Cumhuriyet, Dergi
06.12.2009
AHMET ARPAD
STUTTGART
STUTTGART
İsviçre'de yapılan referandumda seçmenlerin
yüzde 57'si minare yasağını destekledi. Aşırı sağcı ve göçmen karşıtlarının
zaferi olarak değerlendirilen sonucu Alman politikacıları ve basını: "Büyük
sürpriz, skandal, utanılacak bir durum" olarak yorumladı. İsviçre hükümeti
ve parlamentosunun referandum öncesi: "Din özgürlüğüne aykırı," demesini
tutucu İsviçre insanı umursamadı. Özellikle Alman İsviçresi'nde oylar aşırı
sağcılara gitti! Bu Alpler ülkesinin yabancılarla arası tarih boyunca pek
iyi olmamıştır. Yetmiş küsur yıl önce Hitler'den kaçan Alman komünistleri
ile 25 bin Yahudiyi sınır kapılarından geri çevirmişti. Çoğunun yaşamı
toplama kamplarının gaz odalarında son bulmuştu. Almanya'da ve işgal ettikleri
ülkelerdeki Yahudilerin altınlarına el koyan Nazilerin tonlarca külçeyi
İsviçre kasalarında gizlediklerini de unutmamak gerek.

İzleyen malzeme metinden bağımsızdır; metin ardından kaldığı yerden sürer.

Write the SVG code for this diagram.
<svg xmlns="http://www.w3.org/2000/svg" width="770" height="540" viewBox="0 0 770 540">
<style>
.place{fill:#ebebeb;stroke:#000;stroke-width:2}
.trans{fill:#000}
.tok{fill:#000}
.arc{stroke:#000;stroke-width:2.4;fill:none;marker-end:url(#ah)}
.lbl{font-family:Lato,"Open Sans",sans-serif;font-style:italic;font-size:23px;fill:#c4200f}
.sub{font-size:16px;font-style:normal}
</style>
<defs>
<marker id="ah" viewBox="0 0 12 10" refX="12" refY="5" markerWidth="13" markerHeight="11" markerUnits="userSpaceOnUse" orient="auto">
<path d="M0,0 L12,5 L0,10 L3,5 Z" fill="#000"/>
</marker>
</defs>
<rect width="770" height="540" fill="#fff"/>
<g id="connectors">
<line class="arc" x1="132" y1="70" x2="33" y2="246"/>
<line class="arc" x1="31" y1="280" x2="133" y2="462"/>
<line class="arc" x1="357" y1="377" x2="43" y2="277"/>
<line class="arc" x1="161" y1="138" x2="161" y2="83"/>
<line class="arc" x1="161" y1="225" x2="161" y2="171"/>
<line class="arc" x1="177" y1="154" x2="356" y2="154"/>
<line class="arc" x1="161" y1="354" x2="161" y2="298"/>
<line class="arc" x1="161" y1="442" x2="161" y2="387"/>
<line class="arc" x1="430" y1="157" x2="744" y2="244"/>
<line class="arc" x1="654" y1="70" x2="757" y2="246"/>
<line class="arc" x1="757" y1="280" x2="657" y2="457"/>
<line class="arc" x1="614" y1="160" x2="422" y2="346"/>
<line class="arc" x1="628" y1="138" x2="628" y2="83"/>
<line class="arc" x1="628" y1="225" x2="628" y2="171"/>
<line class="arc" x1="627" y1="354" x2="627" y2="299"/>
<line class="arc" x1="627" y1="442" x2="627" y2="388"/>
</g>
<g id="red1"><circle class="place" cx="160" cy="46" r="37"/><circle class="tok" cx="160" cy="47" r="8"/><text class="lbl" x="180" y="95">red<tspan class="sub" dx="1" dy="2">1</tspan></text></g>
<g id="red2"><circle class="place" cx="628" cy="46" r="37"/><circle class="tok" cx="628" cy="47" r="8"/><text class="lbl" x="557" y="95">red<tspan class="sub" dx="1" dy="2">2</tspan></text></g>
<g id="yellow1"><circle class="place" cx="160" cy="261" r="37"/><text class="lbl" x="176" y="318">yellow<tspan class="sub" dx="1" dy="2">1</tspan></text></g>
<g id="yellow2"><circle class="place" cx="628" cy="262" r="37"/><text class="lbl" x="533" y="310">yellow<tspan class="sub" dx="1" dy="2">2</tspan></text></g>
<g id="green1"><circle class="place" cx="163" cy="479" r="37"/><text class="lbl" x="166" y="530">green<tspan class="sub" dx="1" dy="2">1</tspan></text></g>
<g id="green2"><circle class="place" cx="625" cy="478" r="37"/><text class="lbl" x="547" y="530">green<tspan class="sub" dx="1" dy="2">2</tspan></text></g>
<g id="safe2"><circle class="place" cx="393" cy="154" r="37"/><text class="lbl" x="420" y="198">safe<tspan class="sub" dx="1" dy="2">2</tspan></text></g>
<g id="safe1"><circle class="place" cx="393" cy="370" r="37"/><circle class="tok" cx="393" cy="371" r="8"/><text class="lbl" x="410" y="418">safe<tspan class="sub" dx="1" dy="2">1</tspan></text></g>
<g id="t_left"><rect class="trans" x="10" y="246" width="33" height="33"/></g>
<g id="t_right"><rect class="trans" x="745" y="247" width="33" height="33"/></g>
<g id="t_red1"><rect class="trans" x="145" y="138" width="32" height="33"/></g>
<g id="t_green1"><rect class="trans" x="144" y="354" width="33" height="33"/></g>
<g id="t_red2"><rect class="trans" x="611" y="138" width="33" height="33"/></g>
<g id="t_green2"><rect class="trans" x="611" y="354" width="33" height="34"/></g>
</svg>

Liberal ve demokratik Almanya'ya
gelince. "Ülkemizde din özgürlüğü vardır, onlara karışamayız" diyen her
renkten politikacının son yirmi yılda açık seçik destek verdiği sayısız
İslami dernek ve üst kuruluş istediği gibi at koşturuyor. Resmi verilere
göre Almanya'da yaşayan Müslümanların en çok yüzde yirmisini temsil eden
bu sözüm ona dinciler açtıkları camilerde, Kuran kurslarında yatılı okullarda
her yıl on binlerce çocuğumuzu imam eğitiminden geçiriyor. Alman Anayasası'nın
4. ve 6 maddeleri yedi, sekiz yaşlarında kızların başörtüsü ile okula gitmesine
olanak tanıyor. Afrika'nın, Asya'nın kimi ülkesinde gördüğümüz Türk liseleri
son on yılda artık Almanya'da da birbiri ardına kuruluyor! Bu ülkede kiliseler
kapanıyor, camiler açılıyor. Türk Kültür Enstitüleri ise bir türlü açılmıyor!

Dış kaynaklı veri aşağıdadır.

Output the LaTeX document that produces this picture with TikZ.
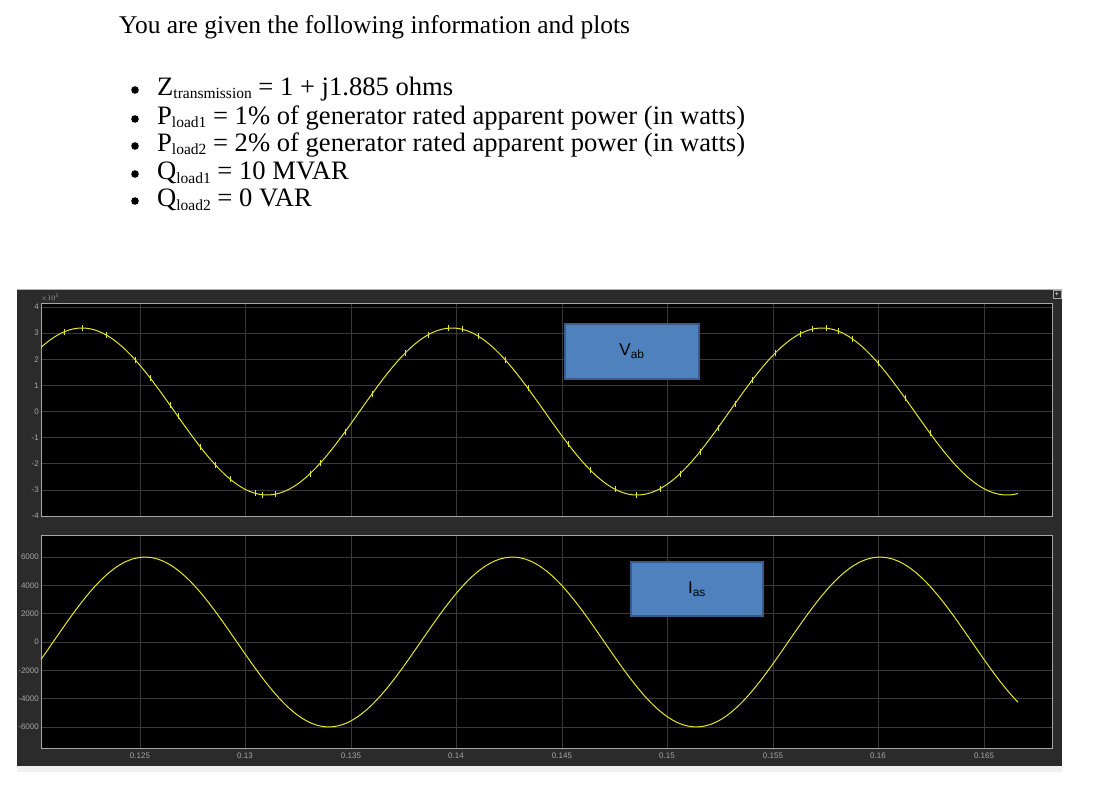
\documentclass[tikz,border=0pt]{standalone}
\usepackage{fontspec}
\setmainfont{Liberation Serif}
\newfontfamily\axf{Liberation Sans}
\newcommand\mysub[1]{\raisebox{-0.28ex}{\fontsize{15.5}{16}\selectfont #1}}
\begin{document}
\begin{tikzpicture}[x=1pt,y=-1pt,
  grd/.style={draw=gray!45!black,line width=0.6},
  tk/.style={font=\axf\fontsize{8}{9}\selectfont,text=gray!70,anchor=east,inner sep=1},
  tx/.style={font=\axf\fontsize{8}{9}\selectfont,text=gray!70,anchor=north,inner sep=1},
  lbox/.style={draw={rgb,255:red,56;green,93;blue,138},line width=2,fill={rgb,255:red,79;green,129;blue,189},minimum width=134,minimum height=55,font=\axf\fontsize{17}{19}\selectfont},
  bl/.style={anchor=west,font=\fontsize{25.5}{28}\selectfont,inner sep=0},
  bb/.style={anchor=west,font=\fontsize{26.6}{28}\selectfont,inner sep=0},
  sig/.style={draw={rgb,255:red,230;green,230;blue,40},line width=1}]
\useasboundingbox (0,0) rectangle (1108,797);
\fill[white] (0,0) rectangle (1108,797);
\node[bl] (title) at (119,27) {You are given the following information and plots};
\foreach \yy/\t [count=\i] in {
  89/{Z\mysub{transmission} = 1 + j1.885 ohms},
  118/{P\mysub{load1} = 1\% of generator rated apparent power (in watts)},
  145/{P\mysub{load2} = 2\% of generator rated apparent power (in watts)},
  173/{Q\mysub{load1} = 10 MVAR},
  200/{Q\mysub{load2} = 0 VAR}}{
  \fill (135,\yy+1) circle (3.8);
  \node[bb] (b\i) at (157,\yy) {\t};
}
% scope panel
\fill[gray!12] (17,766) rectangle (1062,772);
\fill[black!83] (17,289) rectangle (1062,766);
\draw[gray!60] (17,289) -- (1062,289);
\draw[gray!70] (1053,290) rectangle (1061,298);
\node[font=\axf\fontsize{7}{7}\selectfont,text=white,inner sep=0] (plus) at (1057,294) {+};
\fill[black] (41,303) rectangle (1052,516);
\fill[black] (41,535) rectangle (1052,748);
\foreach \xx in {140,245,351,456,562,667,773,878,984}{
  \draw[grd] (\xx,303) -- (\xx,516);
  \draw[grd] (\xx,535) -- (\xx,748);}
\foreach \v in {-4,...,4}{
  \draw[grd] (41,411.5-26.1*\v) -- (1052,411.5-26.1*\v);
  \node[tk] at (40,411.5-26.1*\v) {\v};}
\foreach \v in {-6000,-4000,-2000,0,2000,4000,6000}{
  \draw[grd] (41,642-0.01415*\v) -- (1052,642-0.01415*\v);
  \node[tk] at (40,642-0.01415*\v) {\v};}
\foreach \xx/\l in {140/0.125,245/0.13,351/0.135,456/0.14,562/0.145,667/0.15,773/0.155,878/0.16,984/0.165}
  \node[tx] at (\xx,752) {\l};
\draw[gray!70] (41,303) rectangle (1052,516);
\draw[gray!70] (41,535) rectangle (1052,748);
\node[anchor=south west,inner sep=0,font=\axf\fontsize{7}{7}\selectfont,text=gray!70] (exp) at (41,302) {$\times10^5$};
% signals
\draw[sig] plot[domain=41:1018,samples=300,smooth] (\x,{411.5-83.5*cos(0.97297*(\x-82))});
\foreach \xx in {64,82,106,135,150,170,178,200,215,230,255,262,275,310,320,345,372,405,428,448,462,478,505,528,568,590,615,636,660,680,700,718,735,752,775,800,812,826,838,852,878,905,930}
  \draw[sig,line width=0.7] (\xx,{411.5-83.5*cos(0.97297*(\xx-82))-3}) -- ++(0,6);
\draw[sig] plot[domain=41:1018,samples=300,smooth] (\x,{642-84.9*cos(0.97959*(\x-145))});
\node[lbox] (vab) at (632,351.5) {V\textsubscript{ab}};
\node[lbox,minimum width=132,minimum height=54] (ias) at (697,589) {I\textsubscript{as}};
\end{tikzpicture}
\end{document}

1970'ten bu yana irili ufaklı, üç bine yakın mescit ve cami inşa edildi,
yüzlerce kilise kapandı. Örneğin Stuttgart'ta her 1000 Türk'e bir cami,
her 3000 Alman'a bir kilise düşüyor. Siyasi partilerle Protestan ve Katolik
kiliselerinin yıllar boyu verdiği destekle güçlenen İslamcı kuruluşlar
işsiz insanlarımıza kucak açtı, onların Alman toplumundan iyice kopmasına
neden oldu. Uyum karşıtı bu gelişmeler ülkede yabancı düşmanlığını körükleyen
nedenlerden biri sayılır.
İsviçre'deki referandumun hemen ardından
Alman Hıristiyan Demokratları adına açıklama yapan milletvekili Wolfgang
Bosbach: "Gittikçe daha çok insanımız aşırı İslamdan korkuyor, referandum
yapılsa bizde de böyle bir sonuç çıkabilir," dedi. Önce tarikatçıların
İslamını yıllarca destekle, onlara kucak aç, ardından da böyle konuş! Şaşırmamak
gerek, ne de olsa politikacı...
Acaba şimdi İsviçre insanı, tarikatların
Almanya'da yıllarca "din özgürlüğü" kisvesi altında nasıl at koşturduğunu
gördü de, benzerinin ülkesinde de yaşanmasından, toplumun İslamlaşmasından
korktuğu için mi böyle kullandı oyunu? Tabii İsviçre'de yabancı düşmanlığı
tohumlarının daha çok yeşermesini isteyen aşırı sağcı girişimciler tutucu
insanların bu korkusundan yararlanmış da olabilir! Özellikle Alman İsviçresi'nde
zengin işadamlarının desteklediği, milyarder Christop Blocher'in yönlendirdiği
İsviçre Halk Partisi (SVP) "minareye hayır" kampanyasına açıkça destek
verdi. Unutmadan şunu da belirtmek gerek, İsviçre'deki referandum sonucunu
şiddetle eleştiren Almanya camilere minare yapımına izin veriyor, fakat
nedense "kısa yaparsan veririm" diyor. Böylece tuhaf görünümlü, gözü rahatsız
eden orantısız yapılar ortaya çıkıyor.